Film

It’s Goodbye to Rockstar Dreams in the Love Hunter

by

In what might be a chance encounter shot by a documentary film crew, Milan Mumin, the real-life former lead singer for Love Hunter, an influential Serbian band, encounters an excited fan in the U.S. who says it’s like meeting a good friend from high school.

Now 40, Mumin drives a cab in New York as he writes songs and saves money — either to record an album or to buy a ring for his girlfriend. Love Hunter the film is not a documentary, though, despite glancing, kinetic handheld camerawork. Blending fact and fiction, the story involves Mumin’s Serbian girlfriend visiting him during the week in which he’s rehearsing with a band for recording sessions.

The film contrasts the high drama of Milan’s music, characterized by emotional power chords and wrenching vocals, with the banality of his New York subsistence lifestyle. The charismatic Mumin writes lyrics in his head as he drives, the film dropping ambient sounds in favor of his hushed voiceover, singing a cappella as New York spills past the windows.

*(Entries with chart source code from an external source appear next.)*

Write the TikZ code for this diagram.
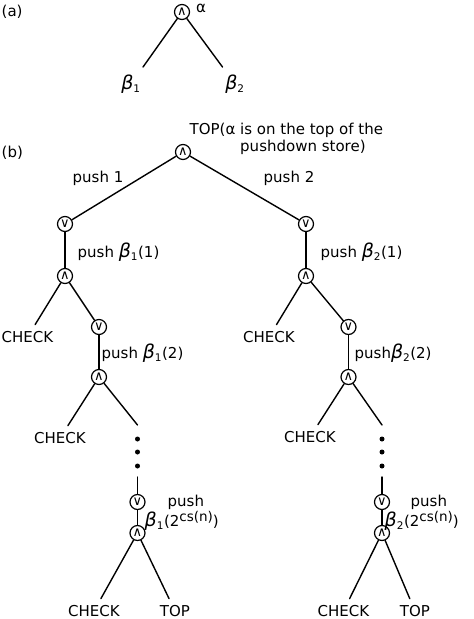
\documentclass[tikz,border=0pt]{standalone}
\usepackage{fontspec}
\setmainfont{DejaVu Sans}
\usetikzlibrary{positioning}

% a large slanted beta with a text subscript, as the lettering shows it
\newcommand{\bsub}[1]{{\fontsize{19}{19}\selectfont\itshape β}\textsubscript{#1}}
% the exponent cs(n), set nearly full size
\newcommand{\csn}{\raisebox{5pt}{\fontsize{13.5}{13.5}\selectfont cs(n)}}

\begin{document}
\begin{tikzpicture}[x=1pt, y=-1pt, line cap=round, line join=round, line width=1.4pt,
		every node/.style={font=\fontsize{15}{17}\selectfont, inner sep=1pt},
		gate/.style={draw, circle, line width=1.2pt, minimum size=15pt, inner sep=0pt, font=\fontsize{13}{13}\selectfont},
		leaf/.style={inner sep=6pt},
		pushlbl/.style={anchor=west}]
		
		\useasboundingbox (0,0) rectangle (474,619);
		
		% (a): the and-node alpha with its two successors
		\node[pushlbl] (capa) at (0,12) {(a)};
		\node[gate] (aroot) at (182,12) {∧};
		\node (alpha) at (201,8) {α};
		\node[leaf, inner sep=7pt] (ab1) at (131,84) {\bsub{1}};
		\node[leaf, inner sep=7pt] (ab2) at (235,84) {\bsub{2}};
		\draw (aroot) -- (ab1);
		\draw (aroot) -- (ab2);
		
		% (b): root and its note
		\node[pushlbl] (capb) at (0,153) {(b)};
		\node[gate] (broot) at (183,152) {∧};
		\node[anchor=north west, align=left] (topnote) at (188,121)
		{TOP(α is on the top of the\\\phantom{TOP(α }pushdown store)};
		\node[pushlbl] (push1) at (71,178) {push 1};
		\node[pushlbl] (push2) at (262,178) {push 2};
		
		% left branch
		\node[gate] (lv1) at (65,224) {∨};
		\node[gate] (la1) at (65,276) {∧};
		\node[pushlbl] (lp1) at (76,252) {push \bsub{1}(1)};
		\node[leaf] (lc1) at (27.5,337) {CHECK};
		\node[gate] (lv2) at (99,327) {∨};
		\node[gate] (la2) at (99,377) {∧};
		\node[pushlbl] (lp2) at (100,353) {push \bsub{1}(2)};
		\node[leaf] (lc2) at (60,438) {CHECK};
		\coordinate (ldtop) at (137.5,425);
		\coordinate (ldbot) at (137.5,477);
		\node[gate] (lv3) at (137.5,502) {∨};
		\node[gate] (la3) at (137.5,533) {∧};
		\node[pushlbl] (lp3) at (166,502) {push};
		\node[pushlbl] (lp3b) at (143,521) {\bsub{1}(2\csn)};
		\node[leaf] (lc3) at (94,611) {CHECK};
		\node[leaf] (lt3) at (175,611) {TOP};
		
		\draw (broot) -- (lv1);
		\draw (lv1) -- (la1);
		\draw (la1) -- (lc1);
		\draw (la1) -- (lv2);
		\draw (lv2) -- (la2);
		\draw (la2) -- (lc2);
		\draw (la2) -- (ldtop);
		\draw (ldbot) -- (lv3);
		\draw (lv3) -- (la3);
		\draw (la3) -- (lc3);
		\draw (la3) -- (lt3);
		\foreach \y in {439,452,466}
		\fill (137.5,\y) circle (2.5pt);
		
		% right branch
		\node[gate] (rv1) at (306,224) {∨};
		\node[gate] (ra1) at (306,276) {∧};
		\node[pushlbl] (rp1) at (319,252) {push \bsub{2}(1)};
		\node[leaf] (rc1) at (269,337) {CHECK};
		\node[gate] (rv2) at (348.5,327) {∨};
		\node[gate] (ra2) at (348.5,377) {∧};
		\node[pushlbl] (rp2) at (353,353) {push\bsub{2}(2)};
		\node[leaf] (rc2) at (310,437) {CHECK};
		\coordinate (rdtop) at (382,425);
		\coordinate (rdbot) at (382,477);
		\node[gate] (rv3) at (382,502) {∨};
		\node[gate] (ra3) at (382,533) {∧};
		\node[pushlbl] (rp3) at (409,502) {push};
		\node[pushlbl] (rp3b) at (383,521) {\bsub{2}(2\csn)};
		\node[leaf] (rc3) at (343.5,611) {CHECK};
		\node[leaf] (rt3) at (415,611) {TOP};
		
		\draw (broot) -- (rv1);
		\draw (rv1) -- (ra1);
		\draw (ra1) -- (rc1);
		\draw (ra1) -- (rv2);
		\draw (rv2) -- (ra2);
		\draw (ra2) -- (rc2);
		\draw (ra2) -- (rdtop);
		\draw (rdbot) -- (rv3);
		\draw (rv3) -- (ra3);
		\draw (ra3) -- (rc3);
		\draw (ra3) -- (rt3);
		\foreach \y in {439,452,466}
		\fill (382,\y) circle (2.5pt);
		
	\end{tikzpicture}
\end{document}
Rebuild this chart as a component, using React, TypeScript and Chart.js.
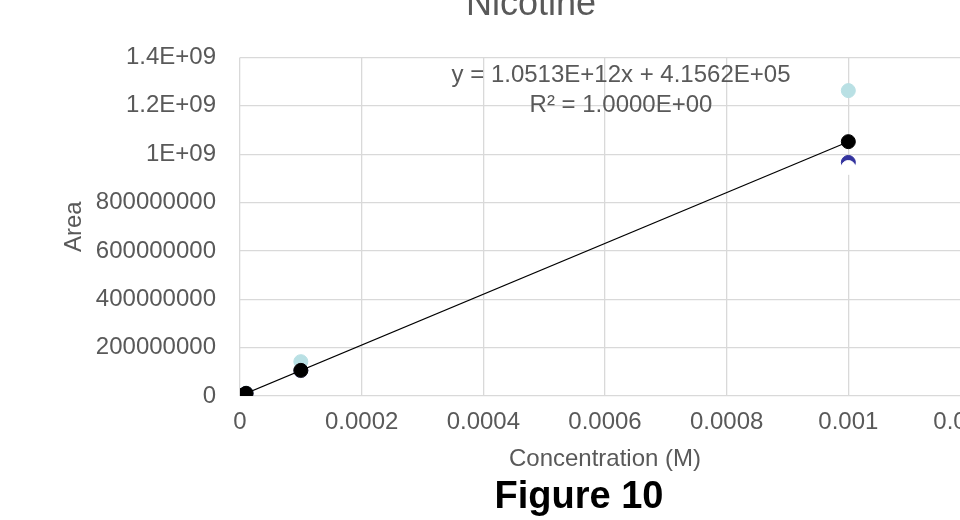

He gets into conversations with his passengers about relationships as his own relationship begins to deteriorate; in one beatific sequence, as he plays a CD of one of his older songs for a passenger, the film cuts to actual old concert footage of young Mumin with his band, performing for a huge Serbian audience, furiously pumping his arms, sweating shirtless under the lights. And occasionally, when the film reaches emotional peaks, Milan bursts into full song, revealing his fully orchestrated interiority.

So Love Hunter probably counts as a musical, the film’s a sad, gentle valediction for a young artist’s dream.